You can have 100 threads on a single core if you like. The OS will schedule them so each get some time to run. A running computer will already have a few hundred active threads / processes, most of them are just idle (Windows task manager shows that info somewhere).

Each core in your CPU can run 1 thread at a time. The i7-2640M has two physical cores but each does hyperthreading (= running 2 threads on 1 physical core in "parallel") so it provides 4 cores for you to work with.

To approximate the optimum thread count you need to know how active your threads are. If each thread runs all the time without sleep / wait it takes up a complete core. You should not use more than 4 threads in that case since they will just block each other. Switching between active threads takes some time for the CPU so more threads will result in less performance overall.
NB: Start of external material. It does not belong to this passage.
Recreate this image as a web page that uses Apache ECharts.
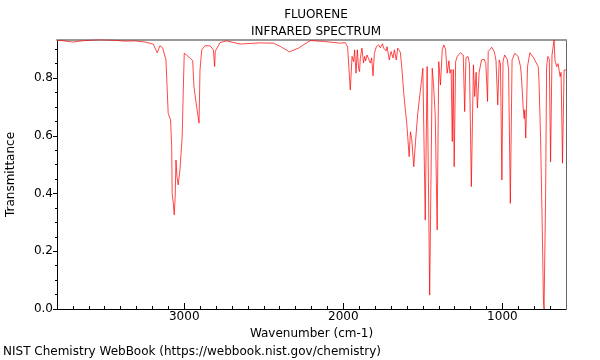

If your threads are waiting, you need to figure out the percentage of activeness. E.g. each screen-thread waits for user input most of the time. Each input takes in 1 second to process and you expect that each screen will get 30 events per minute. That would mean you need about 30 seconds per minute for each. You have 4 x 60 seconds per minute so your optimum thread / screen count would be around 8.

If you have an executor to run small tasks, each completing within seconds, then use about as much threads as you have cores. Small tasks can be distributed by the executor to threads so that you get back to about 100% load for each core.

Regarding Db integrity

see Eugen Rieck. Transactions are the way to ensure atomic modifications (= no other process can see a state in between transaction begin and end)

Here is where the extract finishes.